We must also consider the outpouring of kindness aimed towards Schultz. Pearl Boshomane brilliantly identified that affording compassion is often dependent on the identity of the wronged: "Remind me again how much money was raised for the black workers at University of Free State who were tricked into eating urine-soaked food on camera by a group of white students?" she observed.

One's desire to eradicate racism shouldn't be contingent on black people acting nice. It's possible to feel sympathy for Schultz without prioritising it over systemic injustice

The judgement of two people's curt behaviour has turned into a proxy battle for how we comprehend racism. While it's right to acknowledge Schultz's pain, it should also be noted that Qwabe's and Dlamini's conduct was unpleasant, but not inexplicable. What they did derives from a place of trauma, a trauma that anyone who's ever suffered from racism can relate to.

It's a trauma that has a strong connection to Cecil Rhodes. The ethos he embodied was one of history's most abhorrent, far more inimical than anything done by Qwabe and Dlamini. Attempts to change the prism we view Rhodes through isn't rewriting history. Quite the opposite. Its purpose is to get us to remember history. All of it. Not just the parts that were written by the ostensible winners.

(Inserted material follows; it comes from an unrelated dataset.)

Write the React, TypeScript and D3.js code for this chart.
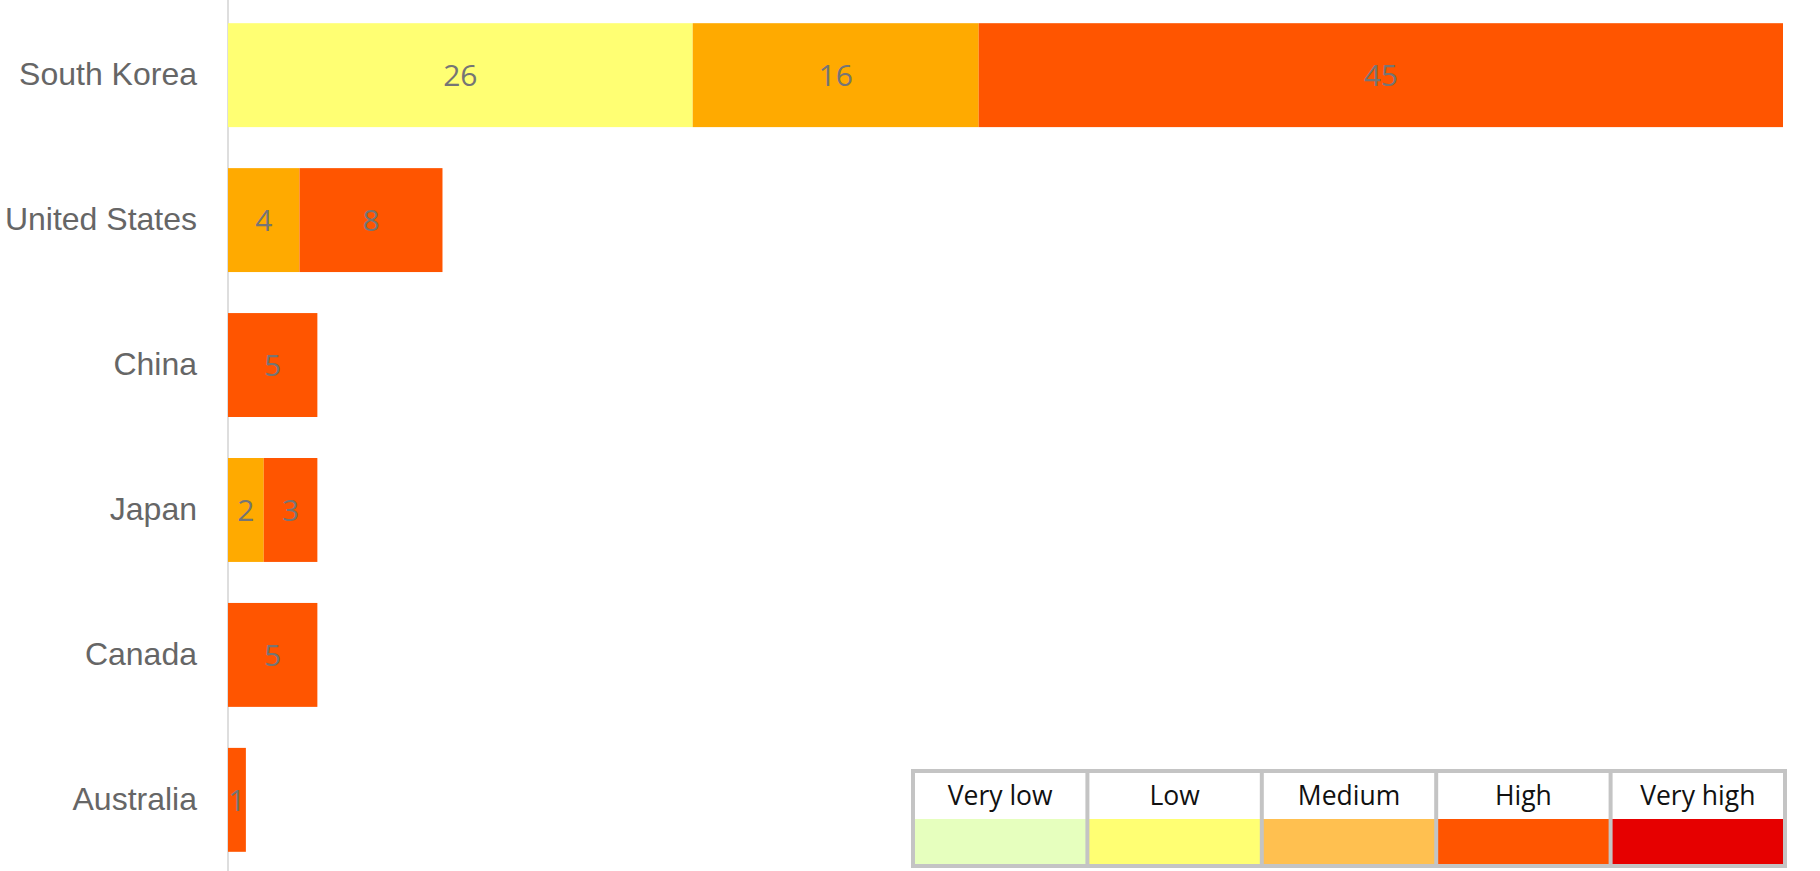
import { useEffect, useRef } from 'react';
import * as d3 from 'd3';

// categories (top to bottom)
const countries = ['South Korea', 'United States', 'China', 'Japan', 'Canada', 'Australia'];

// risk levels, stacked left to right
const levels = ['Very low', 'Low', 'Medium', 'High', 'Very high'];
const barColors = ['#E6FFBE', '#FFFF73', '#FFAA00', '#FF5500', '#E60000'];
const legendColors = ['#E6FFBE', '#FFFF73', '#FFC050', '#FF5500', '#E60000'];

// values per level, same order as countries
const veryLow = [0, 0, 0, 0, 0, 0];
const low = [26, 0, 0, 0, 0, 0];
const medium = [16, 4, 0, 2, 0, 0];
const high = [45, 8, 5, 3, 5, 1];
const veryHigh = [0, 0, 0, 0, 0, 0];

const xMax = 87;

const App = () => {
  const svgRef = useRef<SVGSVGElement>(null);

  useEffect(() => {
    if (!svgRef.current) return;
    d3.select(svgRef.current).selectAll('*').remove();

    const width = 1820;
    const height = 871;
    const left = 228;
    const right = 1783;

    const svg = d3.select(svgRef.current).attr('width', width).attr('height', height);

    const rows = countries.map((c, i) => ({
      country: c,
      'Very low': veryLow[i],
      Low: low[i],
      Medium: medium[i],
      High: high[i],
      'Very high': veryHigh[i],
    }));

    const stack = d3.stack<any>().keys(levels);
    const series = stack(rows);

    const xScale = d3.scaleLinear().domain([0, xMax]).range([left, right]);
    const yScale = d3
      .scaleBand()
      .domain(countries)
      .range([0, 875])
      .paddingInner(0.283)
      .paddingOuter(0.16);

    const color = d3.scaleOrdinal<string, string>().domain(levels).range(barColors);

    // axis line
    svg
      .append('line')
      .attr('x1', left)
      .attr('x2', left)
      .attr('y1', 0)
      .attr('y2', height)
      .attr('stroke', '#dedede')
      .attr('stroke-width', 2);

    // country labels
    const yAxis = d3.axisLeft(yScale).tickSize(0).tickPadding(31);
    svg
      .append('g')
      .attr('transform', `translate(${left},0)`)
      .call(yAxis)
      .call((g) => g.select('.domain').remove())
      .call((g) =>
        g
          .selectAll('.tick text')
          .attr('font-family', 'Arial, "Liberation Sans", sans-serif')
          .attr('font-size', 32)
          .attr('fill', '#666')
      );

    // stacked bars
    const groups = svg
      .selectAll('.layer')
      .data(series)
      .enter()
      .append('g')
      .attr('class', 'layer')
      .attr('fill', (d) => color(d.key));

    groups
      .selectAll('rect')
      .data((d) => d.filter((p) => p[1] - p[0] > 0))
      .enter()
      .append('rect')
      .attr('x', (d) => xScale(d[0]))
      .attr('width', (d) => xScale(d[1]) - xScale(d[0]))
      .attr('y', (d) => yScale(d.data.country)!)
      .attr('height', yScale.bandwidth());

    // data labels
    groups
      .selectAll('text')
      .data((d) => d.filter((p) => p[1] - p[0] > 0))
      .enter()
      .append('text')
      .attr('x', (d) => (xScale(d[0]) + xScale(d[1])) / 2)
      .attr('y', (d) => yScale(d.data.country)! + yScale.bandwidth() / 2)
      .attr('dy', '0.36em')
      .attr('text-anchor', 'middle')
      .attr('font-family', '"Open Sans", sans-serif')
      .attr('font-size', 30)
      .attr('fill', '#757575')
      .text((d) => d[1] - d[0]);

    // legend
    const lx0 = 913;
    const lx1 = 1785;
    const ly0 = 771;
    const ly1 = 866;
    const lMid = 819;
    const lx = d3.scaleBand().domain(levels).range([lx0, lx1]);
    const legend = svg.append('g');

    legend
      .append('rect')
      .attr('x', lx0)
      .attr('y', ly0)
      .attr('width', lx1 - lx0)
      .attr('height', ly1 - ly0)
      .attr('fill', '#fff');

    legend
      .selectAll('.swatch')
      .data(levels)
      .enter()
      .append('rect')
      .attr('class', 'swatch')
      .attr('x', (d) => lx(d)!)
      .attr('y', lMid)
      .attr('width', lx.bandwidth())
      .attr('height', ly1 - lMid)
      .attr('fill', (_, i) => legendColors[i]);

    legend
      .selectAll('.sep')
      .data(levels.slice(1))
      .enter()
      .append('line')
      .attr('class', 'sep')
      .attr('x1', (d) => lx(d)!)
      .attr('x2', (d) => lx(d)!)
      .attr('y1', ly0)
      .attr('y2', ly1)
      .attr('stroke', '#c4c4c4')
      .attr('stroke-width', 4);

    legend
      .append('rect')
      .attr('x', lx0)
      .attr('y', ly0)
      .attr('width', lx1 - lx0)
      .attr('height', ly1 - ly0)
      .attr('fill', 'none')
      .attr('stroke', '#c4c4c4')
      .attr('stroke-width', 4);

    legend
      .selectAll('.ltext')
      .data(levels)
      .enter()
      .append('text')
      .attr('class', 'ltext')
      .attr('x', (d) => lx(d)! + lx.bandwidth() / 2)
      .attr('y', (ly0 + lMid) / 2)
      .attr('dy', '0.36em')
      .attr('text-anchor', 'middle')
      .attr('font-family', '"Open Sans", sans-serif')
      .attr('font-size', 26.5)
      .attr('fill', '#111')
      .text((d) => d);
  }, []);

  return (
    <svg
      ref={svgRef}
      style={{ position: 'absolute', left: 0, top: 0, display: 'block', background: '#fff' }}
    ></svg>
  );
};

export default App;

The entire reason for Rhodes Must Fall is to make a more just world, and its aims should override the misguided folly of two activists.

One's desire to eradicate racism shouldn't be contingent on black people acting nice. It's possible to feel sympathy for Schultz without prioritising it over systemic injustice. If you have greater concern for a waitress who was treated shabbily than an entire structure that decrees people of colour as "less than", I have to question if you view racism as a problem at all.